2. Auch zur Sicherung einer einheitlichen Rechtsprechung ist eine Entscheidung des Bundesgerichtshofs nicht erforderlich.

a) Die Rechtsbeschwerde zur Sicherung einer einheitlichen Rechtsprechung ist im Falle einer Divergenz zulässig, setzt dann aber voraus, daß der Beschwerdeführer eine Abweichung darlegt. Eine Abweichung liegt nur vor, wenn die angefochtene Entscheidung dieselbe Rechtsfrage anders beantwortet als die Entscheidung eines höherrangigen oder eines anderen gleichgeordneten Gerichts oder eines anderen Spruchkörpers desselben Gerichts (BGH, Beschluß vom 29. Mai 2002 - V ZB 11/02, WM 2002, 1567 = NJW 2002, 2473, zur Veröffentlichung in BGHZ bestimmt).

Daran fehlt es im vorliegenden Fall. Die Beklagte beruft sich zwar auf die Rechtsprechung des Bundesgerichtshofs zu den Sorgfaltsanforderungen, die an den Rechtsanwalt zu stellen sind, wenn ihm die Akten zur Vorfrist vorgelegt werden, verweist aber nicht auf einen Rechtssatz in der angefochtenen Entscheidung, der von den in der Rechtsbeschwerde aufgeführten Entscheidungen abweicht. Wenn die angefochtene Entscheidung, wie die Beklagte meint, die Sorgfaltsanforderungen gegenüber einem Rechtsanwalt überspannt und dadurch die höchstrichterliche Rechtsprechung nicht hinreichend berücksichtigt haben sollte, läge darin keine zur Zulässigkeit der Rechtsbeschwerde führende Divergenz.

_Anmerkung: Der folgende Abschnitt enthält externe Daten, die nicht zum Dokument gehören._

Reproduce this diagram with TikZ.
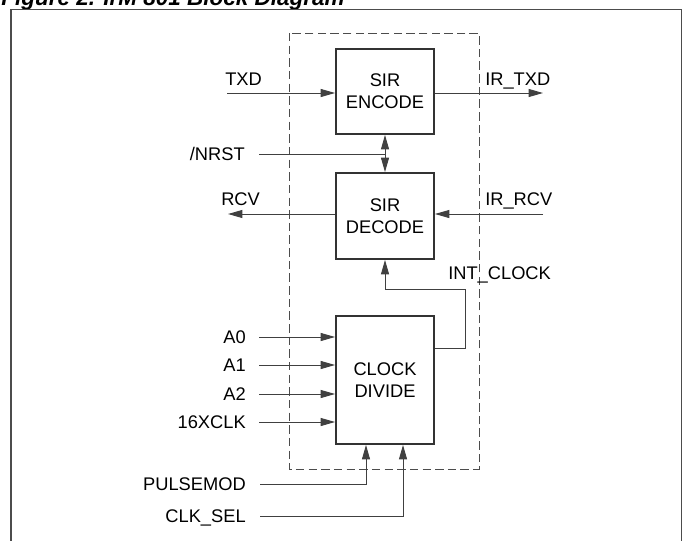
\documentclass[tikz,border=0pt]{standalone}
\usepackage{fontspec}
\setmainfont{Liberation Sans}
\usetikzlibrary{arrows.meta}

\tikzset{
  block/.style={draw=black!80, line width=1.3pt, minimum width=2.45cm, align=center, font=\fontsize{13}{15.6}\selectfont},
  sig/.style={-{Triangle[length=0.36cm,width=0.2cm]}, line width=0.7pt, draw=black!75},
  wire/.style={line width=0.7pt, draw=black!75},
  lbl/.style={font=\fontsize{13}{15.6}\selectfont, inner sep=0pt, text height=9.3pt, text depth=0pt},
}

\begin{document}
\begin{tikzpicture}[x=0.025cm, y=-0.025cm]
		\useasboundingbox (0,0) rectangle (683,540);
		\clip (0,0) rectangle (683,540);
		
		\node[anchor=base west, inner sep=0pt, font=\bfseries\itshape\fontsize{16}{18}\selectfont] (title) at (1,5.5) {Figure 2. IrM 801 Block Diagram};
		\draw[line width=1.3pt, black!70] (11,560) -- (11,9.5) -- (681.5,9.5) -- (681.5,560);
		\draw[black!70, line width=0.6pt, dash pattern=on 6pt off 3pt] (289,33) rectangle (479,469);
		
		\node[block, minimum height=2.125cm] (enc) at (385,91.5) {SIR\\ENCODE};
		\node[block, minimum height=2.15cm] (dec) at (385,216) {SIR\\DECODE};
		\node[block, minimum height=3.2cm] (clk) at (385,380) {CLOCK\\DIVIDE};
		
		\node[lbl, anchor=west] (txd) at (225,79) {TXD};
		\node[lbl, anchor=west] (irtxd) at (485,79) {IR\_TXD};
		\node[lbl, anchor=east] (nrst) at (245,154) {/NRST};
		\node[lbl, anchor=west] (rcv) at (221,199) {RCV};
		\node[lbl, anchor=west] (irrcv) at (485,199) {IR\_RCV};
		\node[lbl, anchor=west] (intclk) at (448,273) {INT\_CLOCK};
		\node[lbl, anchor=east] (pmod) at (246,484) {PULSEMOD};
		\node[lbl, anchor=east] (clksel) at (246,516) {CLK\_SEL};
		
		\coordinate (txdin) at (227,93);
		\coordinate (txdout) at (543,93);
		\coordinate (rcvout) at (228,214);
		\coordinate (rcvin) at (543,214);
		\coordinate (intc) at (465,289);
		\coordinate (intq) at (465,348);
		
		\draw[sig] (txdin) -- (txdin -| enc.west);
		\draw[sig] (txdin -| enc.east) -- (txdout);
		\draw[wire] ([xshift=0.35cm]nrst.east) -- (nrst.east -| enc.south);
		\draw[{Triangle[length=0.36cm,width=0.2cm]}-{Triangle[length=0.36cm,width=0.2cm]}, wire] (enc.south) -- (dec.north);
		\draw[sig] (rcvout -| dec.west) -- (rcvout);
		\draw[sig] (rcvin) -- (rcvin -| dec.east);
		\draw[sig] (intq -| clk.east) -| (intc) -| (dec.south);
		
		\foreach \n/\t/\y in {a0/A0/337, a1/A1/365, a2/A2/394, xclk/16XCLK/422} {
			\node[lbl, anchor=east] (\n) at (246,\y) {\t};
			\draw[sig] ([xshift=0.325cm]\n.east) -- (\n.east -| clk.west);
		}
		
		\draw[sig] ([xshift=0.35cm]pmod.east) -| ([xshift=-0.475cm]clk.south);
		\draw[sig] ([xshift=0.35cm]clksel.east) -| ([xshift=0.45cm]clk.south);
\end{tikzpicture}
\end{document}
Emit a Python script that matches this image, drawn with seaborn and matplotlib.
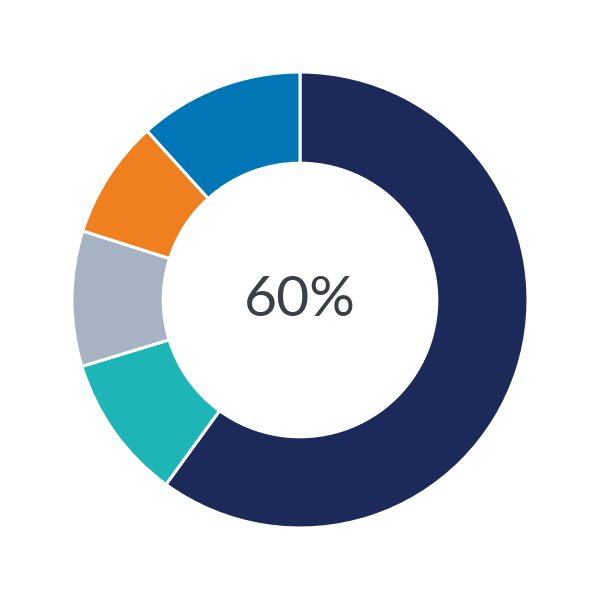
import matplotlib
matplotlib.use("Agg")
import matplotlib.pyplot as plt
import seaborn as sns

sns.set_theme(style="white")
plt.rcParams['font.family'] = ['Lato', 'DejaVu Sans']

# slices, clockwise from the top
categories = ["Navy", "Teal", "Grey", "Orange", "Blue"]
values = [60, 10.3, 9.6, 8.4, 11.7]
colors = ["#1c2a5a", "#1db5b5", "#a7b3c3", "#f07f20", "#0076b6"]
center_label = "60%"

fig = plt.figure(figsize=(6, 6), dpi=100)
ax = fig.add_axes([0, 0, 1, 1])

ax.pie(
    values,
    colors=sns.color_palette(colors),
    startangle=90,
    counterclock=False,
    radius=1.0,
    wedgeprops={"width": 0.4, "edgecolor": "white", "linewidth": 2.2},
)
ax.text(0, 0, center_label, ha="center", va="center",
        fontsize=41, fontweight="normal", color="#3b4045")

lim = 300 / 228
ax.set_xlim(-lim, lim)
ax.set_ylim(-lim, lim)
ax.set_aspect("equal")
ax.axis("off")

fig.savefig("out.png", dpi=100, facecolor="white")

b) Das weitere Vorbringen der Beklagten, die angefochtene Entscheidung verletze die verfassungsrechtlichen Grundsätze eines fairen Verfahrens, weil das Berufungsgericht über den Wiedereinsetzungsantrag erst entschieden habe, nachdem es die Berufung als unzulässig verworfen hatte, erfüllt ebenfalls nicht die Voraussetzungen des § 574 Abs. 2 Nr. 2 ZPO. Ein Verstoß gegen die Grundsätze eines fairen Verfahrens kann aus dem Vorbringen der Beklagten schon deshalb nicht hergeleitet werden, weil die Beklagte Wiedereinsetzung erst beantragt hat, nachdem das Berufungsgericht ihre Berufung bereits als unzulässig verworfen hatte. Über den Wiedereinsetzungsantrag konnte deshalb nicht vor dem Verwerfungsbeschluß entschieden werden. Im übrigen konnte der Beklagten durch das Vorgehen des Gerichts kein Nachteil entstehen, weil mit der Gewährung von Wiedereinsetzung der zuvor ergangene Verwerfungsbeschluß hinfällig geworden wäre (BGHZ 98, 325, 328).